Por último, a Emisurmin adianta que nos perímetros mínimos de 1 km em redor de aglomerados urbanos, e no caso de realização de sondagens, as sondas estarão protegidas por vedações que limitam a propagação do ruído e que o período de trabalho vai das 08:00 às 23:00, sendo o domingo um dia de descanso. Durante as sondagens será monitorizado o nível de ruído e de poeiras, de modo a que estes se mantenham abaixo dos valores máximos permitidos por lei.
O Postal do Algarve endereçou um email ao departamento de comunicação da empresa, com questões adicionais ao projeto e à maneira como este poderá vir a ser executado, mas em tempo útil não recebemos qualquer resposta.
Feedback negativo durante a consulta pública
Em 2022, e durante pouco mais de um mês, teve lugar o período de consulta pública do projeto, e o feedback pende quase na sua totalidade na direção da inviabilização do mesmo. E a maioria das questões que são levantadas prende-se com os possíveis efeitos nefastos no ambiente.
No portal Participa foram recebidas 61 críticas e apenas uma era favorável ao projeto da Emisurmin, realçando que a exploração de minério no concelho de Alcoutim poderia ajudar no desenvolvimento daquela região. Contudo, 57 participações chumbaram a prospeção e extração de quaisquer minérios.
Castro Marim e Alcoutim com posições opostas
As intenções da empresa Emisurmin incidem sobre uma área de 495 km2 nas freguesias de Odeleite e Azinhal (concelho de Castro Marim) e ainda Vaqueiros, Alcoutim e Pereiro e Martim Longo (Alcoutim). Essa área é o habitat natural do protegido lince ibérico e é atravessado por alguns cursos de água e aquíferos.
Curiosamente, os responsáveis autárquicos dos dois concelhos receberam esta pretensão da empresa de forma bem diferente.
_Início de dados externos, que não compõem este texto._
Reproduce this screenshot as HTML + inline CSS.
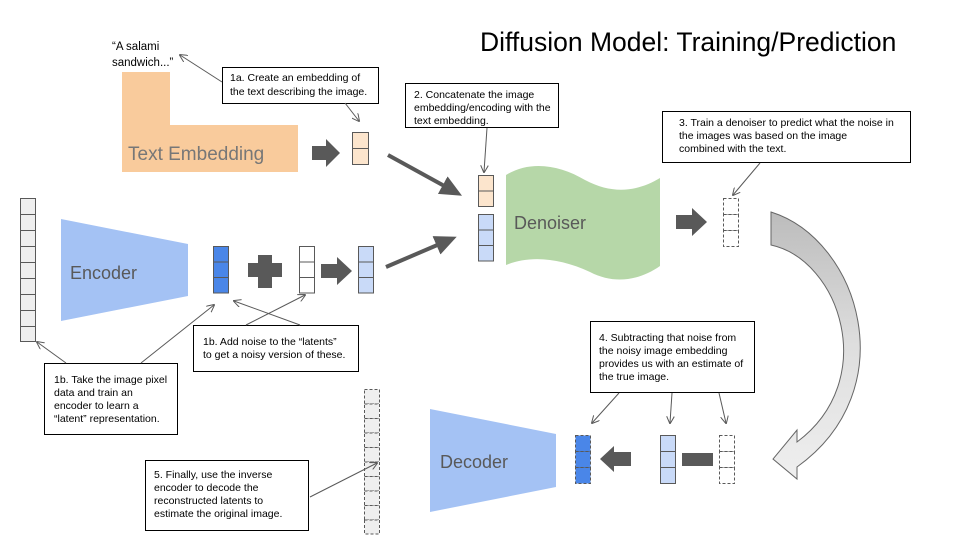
<!DOCTYPE html>
<html><head><meta charset="utf-8"><style>
html,body{margin:0;padding:0;background:#fff;}
svg{display:block;font-family:"Liberation Sans",Arial,sans-serif;}
.c{fill:#000;font-size:10.5px;}
</style></head><body>
<svg width="960" height="540" viewBox="0 0 960 540" xmlns="http://www.w3.org/2000/svg">
<defs>
<marker id="a" markerWidth="8" markerHeight="8" refX="7" refY="4" orient="auto" markerUnits="userSpaceOnUse"><path d="M0,0 L8,4 L0,8" fill="none" stroke="#595959" stroke-width="1"/></marker>
<marker id="b" markerWidth="24" markerHeight="24" refX="6" refY="12" orient="auto" markerUnits="userSpaceOnUse"><path d="M0,2 L22,12 L0,22 Z" fill="#595959"/></marker>
<linearGradient id="g" x1="0" y1="0" x2="0" y2="1"><stop offset="0" stop-color="#bcbcbc"/><stop offset="0.5" stop-color="#dedede"/><stop offset="1" stop-color="#efefef"/></linearGradient>
</defs>
<text x="480" y="51" font-size="26.5" fill="#000">Diffusion Model: Training/Prediction</text>
<text x="112" y="50" font-size="11.5" fill="#000">“A salami</text>
<text x="112" y="66" font-size="11.5" fill="#000">sandwich...”</text>
<path d="M122,72 H170 V125 H298 V172 H122 Z" fill="#f9cb9c"/>
<text x="128" y="160" font-size="19" fill="#777">Text Embedding</text>
<path d="M312,146 H326 V139 L340,153 L326,167 V160 H312 Z" fill="#595959"/>
<g stroke="#595959" fill="#fce5cd"><rect x="352.5" y="132.5" width="16" height="16"/><rect x="352.5" y="148.5" width="16" height="16"/></g>
<rect x="222.5" y="67.5" width="156" height="36" fill="#fff" stroke="#000"/>
<text class="c" x="230" y="81">1a. Create an embedding of</text>
<text class="c" x="230" y="95">the text describing the image.</text>
<line x1="222" y1="82" x2="180" y2="55" stroke="#595959" marker-end="url(#a)"/>
<line x1="345" y1="103" x2="359" y2="121" stroke="#595959" marker-end="url(#a)"/>
<line x1="388" y1="155" x2="448" y2="188" stroke="#595959" stroke-width="4" marker-end="url(#b)"/>
<line x1="386" y1="267" x2="442" y2="243" stroke="#595959" stroke-width="4" marker-end="url(#b)"/>
<rect x="405.5" y="83.5" width="153" height="44" fill="#fff" stroke="#000"/>
<text class="c" x="414" y="98">2. Concatenate the image</text>
<text class="c" x="414" y="111">embedding/encoding with the</text>
<text class="c" x="414" y="124">text embedding.</text>
<line x1="487" y1="128" x2="484" y2="172" stroke="#595959" marker-end="url(#a)"/>
<g stroke="#595959" fill="#fce5cd"><rect x="478.5" y="175.5" width="15" height="15.5"/><rect x="478.5" y="191" width="15" height="15.5"/></g>
<g stroke="#595959" fill="#c9daf8"><rect x="478.5" y="214.5" width="15" height="15.5"/><rect x="478.5" y="230" width="15" height="15.5"/><rect x="478.5" y="245.5" width="15" height="15.5"/></g>
<path d="M506,175 C530,160 560,165 585,180 C615,196 640,190 660,178 L660,266 C640,280 615,285 590,272 C560,258 530,255 506,265 Z" fill="#b6d7a8"/>
<text x="514" y="229" font-size="18" fill="#595959">Denoiser</text>
<path d="M676,215 H692 V208 L707,222 L692,236 V229 H676 Z" fill="#595959"/>
<g stroke="#595959" fill="#fff" stroke-dasharray="3,2"><rect x="723.5" y="198.5" width="15" height="16"/><rect x="723.5" y="214.5" width="15" height="16"/><rect x="723.5" y="230.5" width="15" height="16"/></g>
<rect x="662.5" y="111.5" width="248" height="51" fill="#fff" stroke="#000"/>
<text class="c" x="679" y="126">3. Train a denoiser to predict what the noise in</text>
<text class="c" x="679" y="139">the images was based on the image</text>
<text class="c" x="679" y="152">combined with the text.</text>
<line x1="760" y1="163" x2="733" y2="195" stroke="#595959" marker-end="url(#a)"/>
<path d="M771,212 C860,240 905,390 797,467 L797,479 L773,459 L797,430 L797,442 C880,380 840,260 771,245 Z" fill="url(#g)" stroke="#666" stroke-width="1"/>
<g stroke="#595959" fill="#efefef">
<rect x="20.5" y="198.5" width="15" height="16"/><rect x="20.5" y="214.5" width="15" height="16"/><rect x="20.5" y="230.5" width="15" height="16"/><rect x="20.5" y="246.5" width="15" height="16"/><rect x="20.5" y="262.5" width="15" height="16"/><rect x="20.5" y="278.5" width="15" height="16"/><rect x="20.5" y="294.5" width="15" height="16"/><rect x="20.5" y="310.5" width="15" height="16"/><rect x="20.5" y="326.5" width="15" height="15"/></g>
<path d="M61,219 L188,244 L188,296 L61,321 Z" fill="#a4c2f4"/>
<text x="70" y="279" font-size="18" fill="#595959">Encoder</text>
<g stroke="#595959" fill="#4a86e8"><rect x="213.5" y="246.5" width="15" height="15.5"/><rect x="213.5" y="262" width="15" height="15.5"/><rect x="213.5" y="277.5" width="15" height="15.5"/></g>
<path d="M258,255 H272 V263 H282 V277 H272 V288 H258 V277 H248 V263 H258 Z" fill="#595959"/>
<g stroke="#595959" fill="#fff"><rect x="299.5" y="246.5" width="15" height="15.5"/><rect x="299.5" y="262" width="15" height="15.5"/><rect x="299.5" y="277.5" width="15" height="15.5"/></g>
<path d="M321,264 H337 V257 L352,271 L337,285 V278 H321 Z" fill="#595959"/>
<g stroke="#595959" fill="#c9daf8"><rect x="358.5" y="246.5" width="15" height="15.5"/><rect x="358.5" y="262" width="15" height="15.5"/><rect x="358.5" y="277.5" width="15" height="15.5"/></g>
<rect x="193.5" y="325.5" width="165" height="46" fill="#fff" stroke="#000"/>
<text class="c" x="203" y="345">1b. Add noise to the “latents”</text>
<text class="c" x="203" y="358">to get a noisy version of these.</text>
<line x1="246" y1="325" x2="305" y2="295" stroke="#595959" marker-end="url(#a)"/>
<line x1="300" y1="325" x2="234" y2="301" stroke="#595959" marker-end="url(#a)"/>
<rect x="44.5" y="363.5" width="133" height="71" fill="#fff" stroke="#000"/>
<text class="c" x="54" y="383">1b. Take the image pixel</text>
<text class="c" x="54" y="396">data and train an</text>
<text class="c" x="54" y="409">encoder to learn a</text>
<text class="c" x="54" y="422">“latent” representation.</text>
<line x1="66" y1="363" x2="37" y2="342" stroke="#595959" marker-end="url(#a)"/>
<line x1="141" y1="363" x2="214" y2="305" stroke="#595959" marker-end="url(#a)"/>
<g stroke="#595959" fill="#efefef" stroke-dasharray="3,2">
<rect x="364.5" y="389.5" width="15" height="14.5"/><rect x="364.5" y="404" width="15" height="14.5"/><rect x="364.5" y="418.5" width="15" height="14.5"/><rect x="364.5" y="433" width="15" height="14.5"/><rect x="364.5" y="447.5" width="15" height="14.5"/><rect x="364.5" y="462" width="15" height="14.5"/><rect x="364.5" y="476.5" width="15" height="14.5"/><rect x="364.5" y="491" width="15" height="14.5"/><rect x="364.5" y="505.5" width="15" height="14.5"/><rect x="364.5" y="520" width="15" height="14"/></g>
<path d="M430,409 L556,434 L556,487 L430,512 Z" fill="#a4c2f4"/>
<text x="440" y="468" font-size="18" fill="#595959">Decoder</text>
<g stroke="#595959" fill="#4a86e8" stroke-dasharray="3,2"><rect x="575.5" y="435.5" width="15" height="16"/><rect x="575.5" y="451.5" width="15" height="16"/><rect x="575.5" y="467.5" width="15" height="16"/></g>
<path d="M631,452 H614 V446 L600,459 L614,472 V466 H631 Z" fill="#595959"/>
<g stroke="#595959" fill="#c9daf8"><rect x="660.5" y="435.5" width="15" height="16"/><rect x="660.5" y="451.5" width="15" height="16"/><rect x="660.5" y="467.5" width="15" height="16"/></g>
<rect x="682" y="453" width="31" height="13" fill="#595959"/>
<g stroke="#595959" fill="#fff" stroke-dasharray="3,2"><rect x="719.5" y="435.5" width="15" height="16"/><rect x="719.5" y="451.5" width="15" height="16"/><rect x="719.5" y="467.5" width="15" height="16"/></g>
<rect x="590.5" y="321.5" width="164" height="71" fill="#fff" stroke="#000"/>
<text class="c" x="599" y="341">4. Subtracting that noise from</text>
<text class="c" x="599" y="354">the noisy image embedding</text>
<text class="c" x="599" y="367">provides us with an estimate of</text>
<text class="c" x="599" y="380">the true image.</text>
<line x1="619" y1="393" x2="592" y2="423" stroke="#595959" marker-end="url(#a)"/>
<line x1="672" y1="393" x2="670" y2="423" stroke="#595959" marker-end="url(#a)"/>
<line x1="719" y1="393" x2="726" y2="423" stroke="#595959" marker-end="url(#a)"/>
<rect x="145.5" y="460.5" width="163" height="70" fill="#fff" stroke="#000"/>
<text class="c" x="154" y="478">5. Finally, use the inverse</text>
<text class="c" x="154" y="491">encoder to decode the</text>
<text class="c" x="154" y="504">reconstructed latents to</text>
<text class="c" x="154" y="517">estimate the original image.</text>
<line x1="310" y1="497" x2="377" y2="463" stroke="#595959" marker-end="url(#a)"/>
</svg>
</body></html>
O socialista Osvaldo Gonçalves, presidente da Câmara de Alcoutim, mostrou-se a favor da prospeção. “Se tivermos medo de descobrir o que existe lá em baixo, então estamos a ser objetores do possível desenvolvimento do território”, disse o autarca em maio de 2022, após o fim do período de consulta pública. Já a vice-presidente de Castro Marim, Filomena Sintra, realçava o facto de não serem dadas quaisquer garantias de proteção ambiental.
“Esta não é bala de prata que vai resolver os problemas da região”
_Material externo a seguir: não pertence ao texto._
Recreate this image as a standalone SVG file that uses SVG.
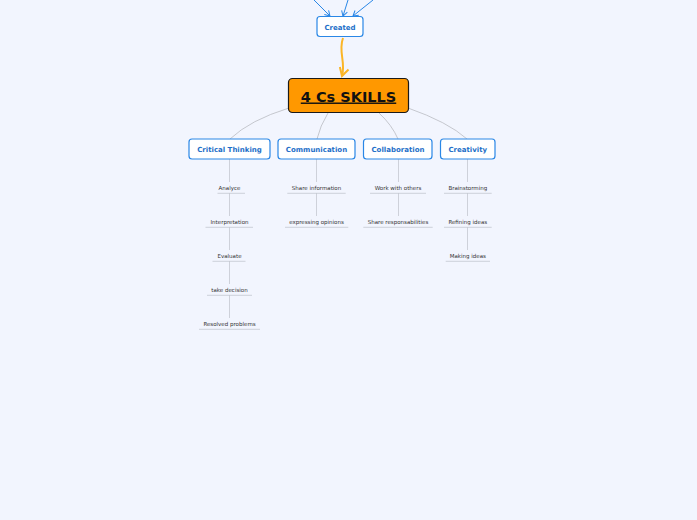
<svg xmlns="http://www.w3.org/2000/svg" width="697" height="520" viewBox="0 0 697 520">
<defs>
<style>
.bg{fill:#F2F5FE}
.box{fill:#FFFFFF;stroke:#2A87E6;stroke-width:1.2}
.btxt{font-family:"DejaVu Sans",sans-serif;font-weight:bold;font-size:7px;fill:#1E6FC8;text-anchor:middle}
.sub{font-family:"DejaVu Sans",sans-serif;font-size:5.5px;fill:#333333;text-anchor:middle}
.ul{stroke:#C4C8D0;stroke-width:0.8}
.conn{fill:none;stroke:#C0C2C8;stroke-width:0.9}
.vl{stroke:#C4C8D0;stroke-width:0.8}
.blue{fill:none;stroke:#2A87E6;stroke-width:1}
</style>
<marker id="ba" markerWidth="8" markerHeight="8" refX="6" refY="4" orient="auto" markerUnits="userSpaceOnUse">
<path d="M1,1 L6,4 L1,7" fill="none" stroke="#2A87E6" stroke-width="1"/>
</marker>
<marker id="oa" markerWidth="12" markerHeight="12" refX="9" refY="6" orient="auto" markerUnits="userSpaceOnUse">
<path d="M1,1.5 L9,6 L1,10.5" fill="none" stroke="#FBB526" stroke-width="2"/>
</marker>
</defs>
<rect class="bg" x="0" y="0" width="697" height="520"/>
<g id="connectors">
<line class="blue" x1="314" y1="0" x2="330" y2="16" marker-end="url(#ba)"/>
<line class="blue" x1="348" y1="0" x2="343" y2="16" marker-end="url(#ba)"/>
<line class="blue" x1="373" y1="0" x2="353" y2="16" marker-end="url(#ba)"/>
<path d="M343,38 C338,52 346,62 342,76" fill="none" stroke="#FBB526" stroke-width="2" marker-end="url(#oa)"/>
<path class="conn" d="M289,108 Q250,120 230,139"/>
<path class="conn" d="M328,113 Q320,126 317,139"/>
<path class="conn" d="M379,113 Q392,125 398,139"/>
<path class="conn" d="M408,108 Q448,122 467,139"/>
<line class="vl" x1="229.5" y1="159" x2="229.5" y2="182"/>
<line class="vl" x1="229.5" y1="193" x2="229.5" y2="216"/>
<line class="vl" x1="229.5" y1="227" x2="229.5" y2="250"/>
<line class="vl" x1="229.5" y1="261" x2="229.5" y2="284"/>
<line class="vl" x1="229.5" y1="295" x2="229.5" y2="318"/>
<line class="vl" x1="316.5" y1="159" x2="316.5" y2="182"/>
<line class="vl" x1="316.5" y1="193" x2="316.5" y2="216"/>
<line class="vl" x1="398.5" y1="159" x2="398.5" y2="182"/>
<line class="vl" x1="398.5" y1="193" x2="398.5" y2="216"/>
<line class="vl" x1="467.5" y1="159" x2="467.5" y2="182"/>
<line class="vl" x1="467.5" y1="193" x2="467.5" y2="216"/>
<line class="vl" x1="467.5" y1="227" x2="467.5" y2="250"/>
</g>
<g id="created">
<rect class="box" x="317" y="16.5" width="46" height="20" rx="3"/>
<text class="btxt" x="340" y="29.5">Created</text>
</g>
<g id="main">
<rect x="288.5" y="78.5" width="120" height="34" rx="4" fill="#FF9800" stroke="#1A1A1A" stroke-width="1.2"/>
<text x="348.5" y="101.5" font-family="Verdana,'DejaVu Sans',sans-serif" font-weight="bold" font-size="14.5px" fill="#111111" text-anchor="middle" text-decoration="underline">4 Cs SKILLS</text>
</g>
<g id="critical">
<rect class="box" x="189" y="139" width="81" height="20" rx="3"/>
<text class="btxt" x="229.5" y="151.5">Critical Thinking</text>
</g>
<g id="communication">
<rect class="box" x="278" y="139" width="77" height="20" rx="3"/>
<text class="btxt" x="316.5" y="151.5">Communication</text>
</g>
<g id="collaboration">
<rect class="box" x="363.5" y="139" width="68.5" height="20" rx="3"/>
<text class="btxt" x="398" y="151.5">Collaboration</text>
</g>
<g id="creativity">
<rect class="box" x="440.5" y="139" width="54.5" height="20" rx="3"/>
<text class="btxt" x="467.8" y="151.5">Creativity</text>
</g>
<g id="analyce"><text class="sub" x="229.5" y="189.5">Analyce</text><line class="ul" x1="217.5" y1="193.3" x2="245" y2="193.3"/></g>
<g id="interpretation"><text class="sub" x="229.5" y="223.5">Interpretation</text><line class="ul" x1="205.5" y1="227.3" x2="253" y2="227.3"/></g>
<g id="evaluate"><text class="sub" x="229.5" y="257.5">Evaluate</text><line class="ul" x1="212.5" y1="261.3" x2="245.5" y2="261.3"/></g>
<g id="takedecision"><text class="sub" x="229.5" y="291.5">take decision</text><line class="ul" x1="207" y1="295.3" x2="252" y2="295.3"/></g>
<g id="resolved"><text class="sub" x="229.5" y="325.5">Resolved problems</text><line class="ul" x1="199" y1="329.3" x2="260" y2="329.3"/></g>
<g id="shareinfo"><text class="sub" x="316.5" y="189.5">Share information</text><line class="ul" x1="287.3" y1="193.3" x2="345.7" y2="193.3"/></g>
<g id="expressing"><text class="sub" x="316.5" y="223.5">expressing opinions</text><line class="ul" x1="285" y1="227.3" x2="348.3" y2="227.3"/></g>
<g id="workothers"><text class="sub" x="398" y="189.5">Work with others</text><line class="ul" x1="370" y1="193.3" x2="426" y2="193.3"/></g>
<g id="shareresp"><text class="sub" x="398" y="223.5">Share responsabilities</text><line class="ul" x1="363.3" y1="227.3" x2="432.7" y2="227.3"/></g>
<g id="brainstorming"><text class="sub" x="467.8" y="189.5">Brainstorming</text><line class="ul" x1="444" y1="193.3" x2="491.7" y2="193.3"/></g>
<g id="refining"><text class="sub" x="467.8" y="223.5">Refining ideas</text><line class="ul" x1="444" y1="227.3" x2="491.7" y2="227.3"/></g>
<g id="making"><text class="sub" x="467.8" y="257.5">Making ideas</text><line class="ul" x1="445.7" y1="261.3" x2="490" y2="261.3"/></g>
</svg>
Segundo a Associação de Defesa do Património Cultural e Ambiental do Algarve (Almargem), a exploração das Ferrarias atinge zonas protegidas por lei, devido aos “valores ecológicos, paisagísticos e naturais”, bem como zonas classificadas como Reserva Ecológica Nacional.
A associação aponta inúmeros fatores negativos com a prospeção e extração de minério no nordeste algarvio, nomeadamente a alteração da paisagem, a alteração nas massas de água, mudanças sociais na demografia, nos estilos de vida das pessoas, nos empregos, e até acentuar problemas de despovoamento, desflorestação e desertificação.
“Com o argumento de criar mais emprego e trazer mais investimento para a região, estamos a autorizar projetos sobredimensionados e que vão deixar uma elevada fatura para as gerações vindouras pagarem. Numa região com falta de mão de obra, de respostas básicas de transporte, abastecimento de água, habitação, esta não é a ‘bala de prata’ para resolver os problemas estruturais de uma região despovoada e desertificada”, justifica a Almargem.